Interview with Bill McGill – local shaper

The modern surf industry is big business. Nowadays, board shorts cost more than the average Nosara families weekly food budget, fins the price of a stay at an upmarket hotel, and surfboards? Well, lets just say a stick-snapping wipeout at Camaronal or Ostional ain’t as economically viable as it used to be.

Nowadays, buying one of the more popular boards such as a Hypto Krypto or Pyzel, fins, leash, deck pad and all, can set you back over well a thousand bucks. Sadly, the soulful act of surfing, or more specifically, the equipment necessary to participate, has largely been taken over by a few behemoth corporations poised to earn billions from the sports ever growing popularity.

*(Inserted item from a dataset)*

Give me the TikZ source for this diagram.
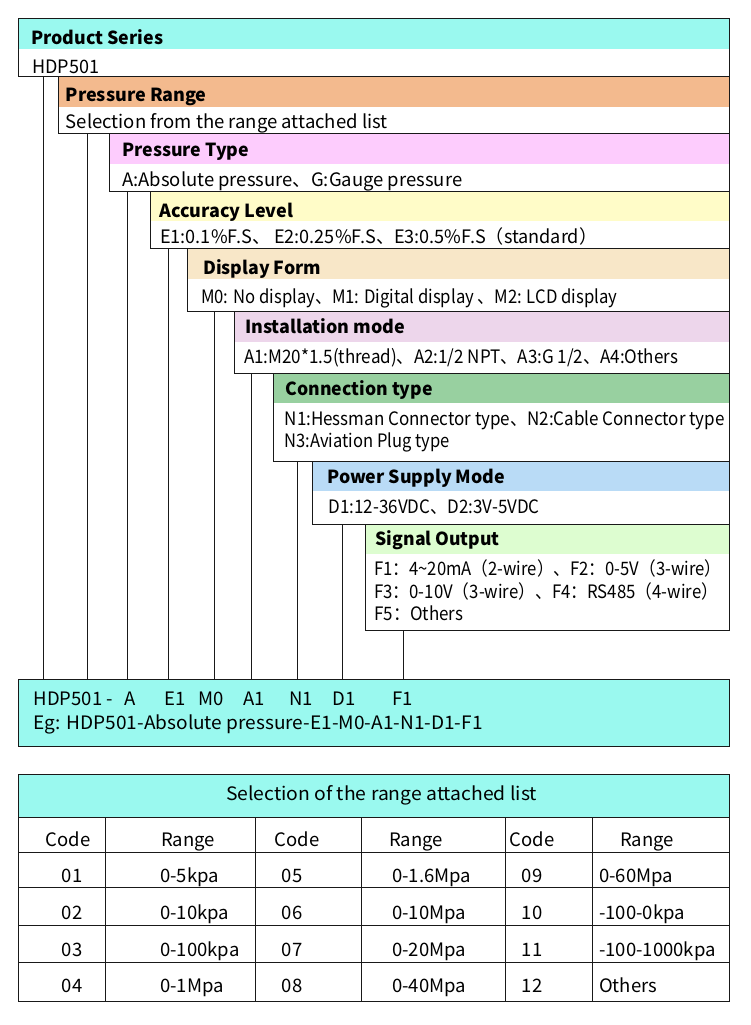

Thankfully however, one-man industries such as the local ding repair wizard are still as vital as they ever were. Consequently, when we got word of a small, local, independent operation creating high quality boards in a manner reflective of the cottage industry practices which reflect the very foundations of surfing, we had to find out more. With this in mind, took time to hang out with Bill Mcgill. Bill is a local expat shaper whose under the radar creations (which go by the name Storm Surfboards) have been subtly making a name for themselves as the perfect custom boards for Playa Guiones and beyond for quite some time now.
Where were you born?

Long Island, New York

What were the waves like?

The eastern end of Long Island can get a lot of swell. I had an inlet, beach breaks and jetties, a short boat ride across the bay.

When did you begin surfing?

In 1967 at ten years old. My school mate and I were hanging with his brother, Greg Smith, who was making boards and traveling to far off places with tales to tell, and I was hooked.

When and why did you begin shaping surfboards?

In 1972, Mark Gaines broke out a blank and started me on shaping boards. He was a great shaper fresh from a Maui trip.I knew I wanted to be a shaper since Greg Smith’s garage. Raz would stop in talking shapes with Greg, the boards were rockets. I had to learn to make the magic.

Who taught you, or were you self taught?
Mark Gaines was the first of many teachers – all the collaborators have been a great wealth. Getting into Florida at the young age of 21, I was fortunate to work with Flea Shaw in Flagler, and the William’s Brothers in Jensen Beach, great surfer/shapers. Rick Rasmusan’s shapes and the Harold Iggy influence are still with me today. Florida is a wealth of great shapers, full of surf towns. My travels have lead me to experience a lot of different great shapers from David Balzerac’s mini rockets to Jim Phillips’ progressive shapes, Bernie Crouch bringing in Harold Iggy to shape some boards for the locals. Many years of great exposure to some of the best. Carrying as much weight are your riders. They are the true progression in your shaping, and I’ve been very lucky and fortunate to have great surfers in this quest.

What was the first board you ever made? How did it ride?

I’m sure it was a tank and rode like one, but I probably loved it!

How many boards have you made since you began shaping?

Somewhere around 20,000+ boards

What do you consider the key elements and skills of being able to shape a great surfboard?

It’s all in the translation. From shape to feel. It’s a combination of eye, hand, body coordination and sculpting. A craft that performs. So it’s a combination of artistic and athletic abilities that get involved in this translation. And of course perseverance. And, you have to love it.

How long does it take you to finish shaping a board?

Can go from 2- 4 hours – depending on the shape.billmcgill4

When did you come to Costa Rica?

Been coming to CR since 1982.

Why did you choose Nosara?

The coves here offer amazing surf, and to shape in a place surrounded by so many great waves is the ultimate for a shaper.

How long have you been in nosara?

Two years.

What’s your favorite place to surf in and around the Nosara area?

Guiones right. And, the left is good too…

What type of board do you consider best suited to the waves at Playa Guiones?

It definitely calls for a special shape. For me this place is rocket fish heaven. The bottom here has a real, east coast feel with all the sand, gives you an opportunity to ride small boards in big waves. A lotta fun shaping for this place. Boards in the glider category to biscuit wafers ride this place. It’s pretty wide open.
If I want one of your boards how do I contact you?

Message us at Storm Equip. Surfboard via FaceBook.

Anything you wish to add?

As a lot of us here, I feel the beauty that is the dream and am very grateful to be here, now. And to feel the presence of Pura Vida from the land, the people – the feeling of home surrounded by watermen from the bays of Long Island to the bays of Guanacaste – feeling blessed to be a part of this community. Pura Vida, see you in the water!